Roossenekal was established in 1886 and named after two soldiers, Roos and Senekal, who died in the war against the Ndebele Chief, Mapoch. The Mapoch caves situated 6km out of town were the scene of a bloody battle between the Boers and the Ndebele chief and his followers, who held out for weeks before being forced to surrender. Despite its colourful past, nothing much happened in this small village until 1965 when the Mapoch Vanadium Mine was opened. Iron ore is also mined in the vicinity.
Adventure And Sport
Trout-fishing: There are several trout-fishing spots in the area.
Kristalwater Mampoer Distillery: The Kristalwater Mampoer Distillery produces a traditional South African alcoholic drink. But be warned: drinking mampoer is not for the fainthearted – it has a tremendous “kick”.

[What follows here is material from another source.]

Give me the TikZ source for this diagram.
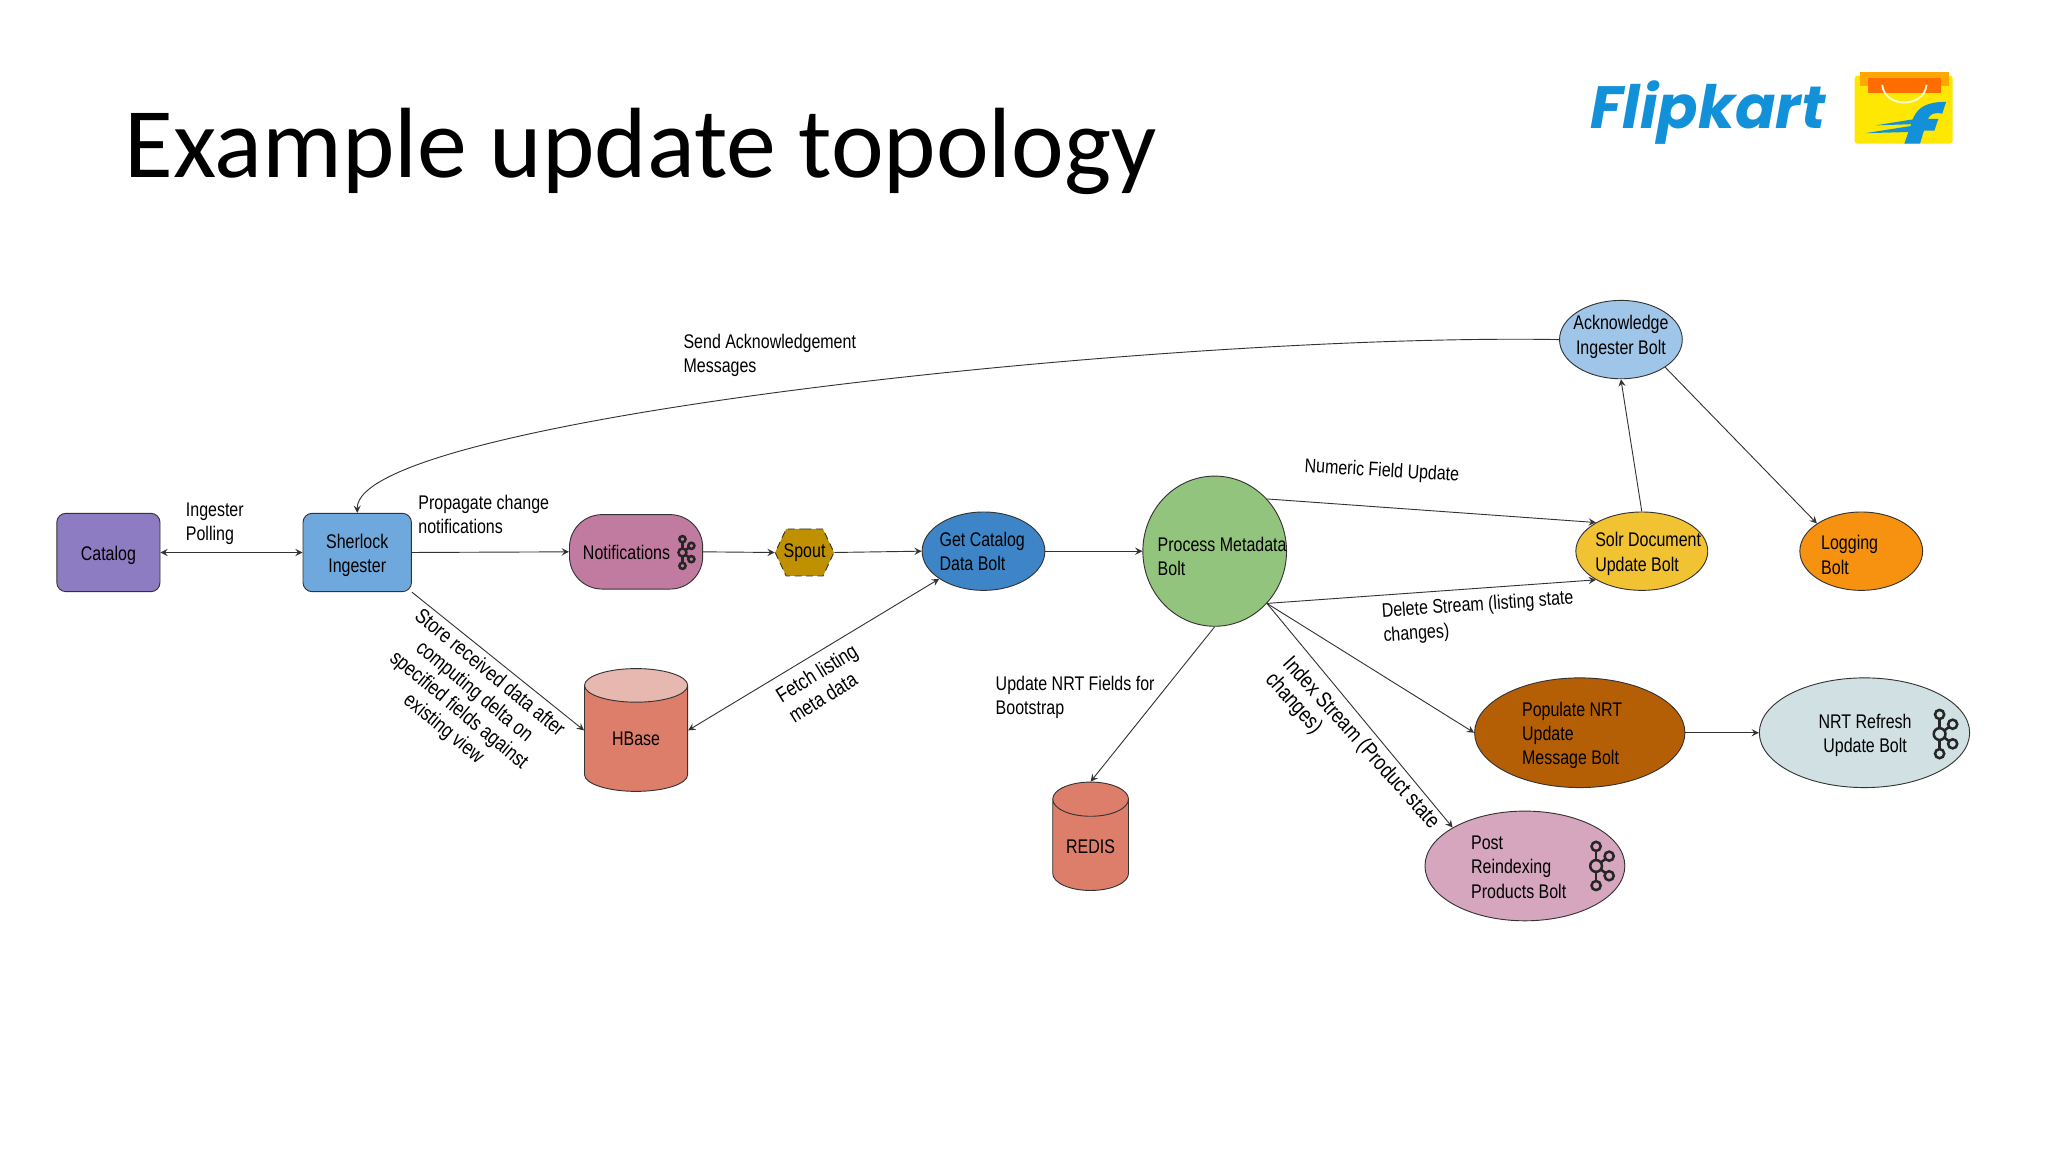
\documentclass[tikz,border=0pt]{standalone}
\usepackage{fontspec}
\setmainfont{Liberation Sans}[FakeStretch=0.81]
\newfontfamily\titlefont{Carlito}
\newfontfamily\logofont{Poppins}
\usetikzlibrary{shapes.geometric,shapes.symbols}
\definecolor{linegray}{HTML}{333333}
\definecolor{flipblue}{HTML}{1291D8}
\tikzset{
    lbl/.style={inner sep=0pt, align=left, font=\fontsize{8.6}{10.6}\selectfont},
    lblbig/.style={inner sep=0pt, align=left, font=\fontsize{9.2}{10.5}\selectfont},
    boxnode/.style={draw=linegray, rounded corners=1.4mm, minimum width=15.8mm, minimum height=12mm, inner sep=0pt},
    bolt/.style={draw=linegray, ellipse, inner sep=0pt},
    store/.style={draw=linegray, cylinder, shape border rotate=90, aspect=0.7, cylinder uses custom fill, inner sep=0pt, font=\fontsize{8.6}{10.6}\selectfont},
    conn/.style={draw=linegray, line width=0.4pt},
    kafkaline/.style={line width=1.1pt, black!85},
    kafka/.pic={
        \draw[kafkaline] (0,0) circle (4.5);
        \draw[kafkaline] (0,-15) circle (3.5);
        \draw[kafkaline] (0,15) circle (3.5);
        \draw[kafkaline] (10,-7.5) circle (3.5);
        \draw[kafkaline] (10,7.5) circle (3.5);
        \draw[kafkaline] (0,-11.5) -- (0,-4.5);
        \draw[kafkaline] (0,4.5) -- (0,11.5);
        \draw[kafkaline] (3.6,-2.7) -- (7.2,-5.4);
        \draw[kafkaline] (3.6,2.7) -- (7.2,5.4);
    }
}
\begin{document}
\begin{tikzpicture}[x=0.2mm, y=-0.2mm, >=stealth]
    \useasboundingbox (0,0) rectangle (1568,882);
    % title and logo
    \node[anchor=base west, inner sep=0pt, font=\titlefont\fontsize{43.5}{43.5}\selectfont] (title) at (95,136) {Example update topology};
    \node[anchor=west, inner sep=0pt, text=flipblue, font=\logofont\fontsize{26}{26}\selectfont\bfseries\itshape] (flipkart) at (1217,86) {Flipkart};
    \fill[yellow!90!orange, rounded corners=0.4mm] (1420,58) rectangle (1495,110);
    \fill[orange!70!yellow] (1424,55) rectangle (1492,66);
    \fill[orange!85!red] (1430,60) rectangle (1486,71);
    \draw[white!85!yellow, line width=0.8pt] (1441,65) .. controls (1443,83) and (1473,83) .. (1475,65);
    \fill[flipblue] (1458,110) -- (1465,90) .. controls (1469,81) and (1477,78) .. (1490,78) -- (1487,87) .. controls (1481,86) and (1478,87) .. (1476,91) -- (1484,91) -- (1481,100) -- (1473,100) -- (1470,110) -- cycle;
    \fill[flipblue] (1428,102) -- (1466,96) -- (1464,101) -- cycle;
    \fill[flipblue] (1436,96) -- (1467,91) -- (1466,95) -- cycle;

    % nodes
    \node[boxnode, fill={rgb,255:red,142;green,124;blue,195}] (catalog) at (83,423) {};
    \node[boxnode, minimum width=16.6mm, fill={rgb,255:red,111;green,168;blue,220}] (sherlock) at (273.5,423) {};
    \node[boxnode, rounded corners=5mm, minimum width=20.4mm, minimum height=11.4mm, fill={rgb,255:red,194;green,123;blue,160}] (notif) at (487,422.5) {};
    \node[draw=linegray, densely dashed, signal, signal to=east and west, signal pointer angle=130, minimum width=9mm, minimum height=7.2mm, inner sep=0pt, fill={rgb,255:red,191;green,144;blue,0}] (spout) at (616,423) {};
    \node[bolt, minimum width=18.8mm, minimum height=12mm, fill={rgb,255:red,61;green,133;blue,198}] (getcat) at (753,422) {};
    \node[bolt, minimum width=22mm, minimum height=23mm, fill={rgb,255:red,147;green,196;blue,125}] (process) at (930,422) {};
    \node[bolt, minimum width=18.8mm, minimum height=12mm, fill={rgb,255:red,159;green,197;blue,232}] (ack) at (1241,260) {};
    \node[bolt, minimum width=20.2mm, minimum height=12mm, fill={rgb,255:red,241;green,194;blue,50}] (solr) at (1257,422) {};
    \node[bolt, minimum width=18.8mm, minimum height=12mm, fill={rgb,255:red,246;green,146;blue,15}] (logging) at (1425,422) {};
    \node[bolt, minimum width=32.2mm, minimum height=16.8mm, fill={rgb,255:red,180;green,95;blue,6}] (populate) at (1209.5,561) {};
    \node[bolt, minimum width=32.2mm, minimum height=16.8mm, fill={rgb,255:red,208;green,224;blue,227}] (nrt) at (1427.5,561) {};
    \node[bolt, minimum width=30.6mm, minimum height=16.8mm, fill={rgb,255:red,213;green,166;blue,189}] (post) at (1167.5,663) {};
    \node[store, minimum width=15.8mm, minimum height=18.8mm, cylinder body fill={rgb,255:red,221;green,126;blue,107}, cylinder end fill={rgb,255:red,230;green,184;blue,175}] (hbase) at (487,565.5) {\phantom{HBase}};
    \node[store, minimum width=11.6mm, minimum height=16.6mm, cylinder body fill={rgb,255:red,221;green,126;blue,107}, cylinder end fill={rgb,255:red,221;green,126;blue,107}] (redis) at (835,647) {\phantom{REDIS}};

    % texts of the shapes
    \node[lbl, align=center] (catalogtxt) at (83,425) {Catalog};
    \node[lbl, align=center] (sherlocktxt) at (273.5,425) {Sherlock\\Ingester};
    \node[lbl, anchor=west] (notiftxt) at (446,423) {Notifications};
    \node[lbl, align=center] (spouttxt) at (616,423) {Spout};
    \node[lbl, anchor=west] (getcattxt) at (719,422) {Get Catalog\\Data Bolt};
    \node[lbl, anchor=west] (processtxt) at (886,426) {Process Metadata\\Bolt};
    \node[lbl, align=center] (acktxt) at (1241,258) {Acknowledge\\Ingester Bolt};
    \node[lbl, anchor=west] (solrtxt) at (1221,424) {Solr Document\\Update Bolt};
    \node[lbl, anchor=west] (loggingtxt) at (1394,425) {Logging\\Bolt};
    \node[lbl, anchor=west] (populatetxt) at (1165,563) {Populate NRT\\Update\\Message Bolt};
    \node[lbl, anchor=west, align=center] (nrttxt) at (1392,563) {NRT Refresh\\Update Bolt};
    \node[lbl, anchor=west] (posttxt) at (1126,664) {Post\\Reindexing\\Products Bolt};
    \node[lbl, align=center] (hbasetxt) at (487,566) {HBase};
    \node[lbl, align=center] (redistxt) at (835,648) {REDIS};
    \pic[scale=0.68] at (522.5,423) {kafka};
    \pic at (1485,562) {kafka};
    \pic at (1222,663) {kafka};

    % connectors
    \draw[conn, <->] (catalog.east) -- (sherlock.west);
    \draw[conn, ->] (sherlock.east) -- (notif.west);
    \draw[conn, ->] (notif.east) -- (spout.west);
    \draw[conn, ->] (spout.east) -- (getcat.west);
    \draw[conn, ->] (getcat.east) -- (process.west);
    \draw[conn, ->] (sherlock.south east) -- (hbase.171);
    \draw[conn, <->] (hbase.9) -- (getcat.212);
    \draw[conn, ->] (process.45) -- (solr.148);
    \draw[conn, ->] (process.-45) -- (solr.212);
    \draw[conn, ->] (process.-45) -- (populate.west);
    \draw[conn, ->] (process.-45) -- (post.152);
    \draw[conn, ->] (process.south) -- (redis.north);
    \draw[conn, ->] (solr.north) -- (ack.south);
    \draw[conn, ->] (ack.-32) -- (logging.148);
    \draw[conn, ->] (populate.east) -- (nrt.west);
    \draw[conn, ->] (ack.west) .. controls (900,255) and (273,320) .. (sherlock.north);

    % connector labels
    \node[lbl, anchor=west] (polling) at (142,401) {Ingester\\Polling};
    \node[lbl, anchor=west] (propagate) at (320,394) {Propagate change\\notifications};
    \node[lbl, anchor=west] (sendack) at (523,272) {Send Acknowledgement\\Messages};
    \node[lbl, rotate=-3.4] (numeric) at (1058,361) {Numeric Field Update};
    \node[lbl, rotate=4] (deletes) at (1132,473) {Delete Stream (listing state\\changes)};
    \node[lbl, anchor=west] (updnrt) at (762,534) {Update NRT Fields for\\Bootstrap};
    \node[lblbig, rotate=32] (fetch) at (630,523) {Fetch listing\\meta data};
    \node[lblbig, align=center, rotate=-39.6] (storedata) at (357,537) {Store received data after\\computing delta on\\specified fields against\\existing view};
    \node[lblbig, font=\fontsize{9.6}{10.2}\selectfont, rotate=-48] (indexs) at (1035,575) {Index Stream (Product state\\changes)};
\end{tikzpicture}
\end{document}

Sweethome Cheeses Factory: A less risky endeavour is a visit to Roossenekal’s Sweethome Cheeses Factory.
Fauna And Flora
Arum Lily Festival: In November and December each year, the valleys around Roossenekal and Tonteldoos are covered in arum lilies. A three-week-long Arum Lily Festival celebrates this beautiful phenomenon. A traditional “Boeremark” (Farmers’ Market) ends the festivities.
History And Architecture
Forts: The remains of several Boer forts around Chief Mapoch’s village and of forts built years later by the British during the Anglo-Boer War can be seen in the area.
Historic Buildings: The Dutch Reformed Church, situated some 17 km south of the town at Laersdrift, is a fine example of the architecture of the late 1800s. Other historical buildings include the Old Police Station.
Historic graves: Several historic graves, including those of the two men after whom the town was named, have been preserved and can be visited.
Mapoch Caves: The caves, site of the siege of Mapoch by the Boers, have been proclaimed a national monument. A bronze statue of the Ndebele leader guards the entrance to the caves.
Die Berg: About 30 km east of Mapoch’s Caves is “Die Berg”, at 2 332 m the highest point in the area. It is also the source of the Crocodile River that flows through Nelspruit and Komatipoort to Mozambique.
Magnetic iron rocks: The large number of magnetic iron rocks found in the Roossenekal district is an interesting geological phenomenon.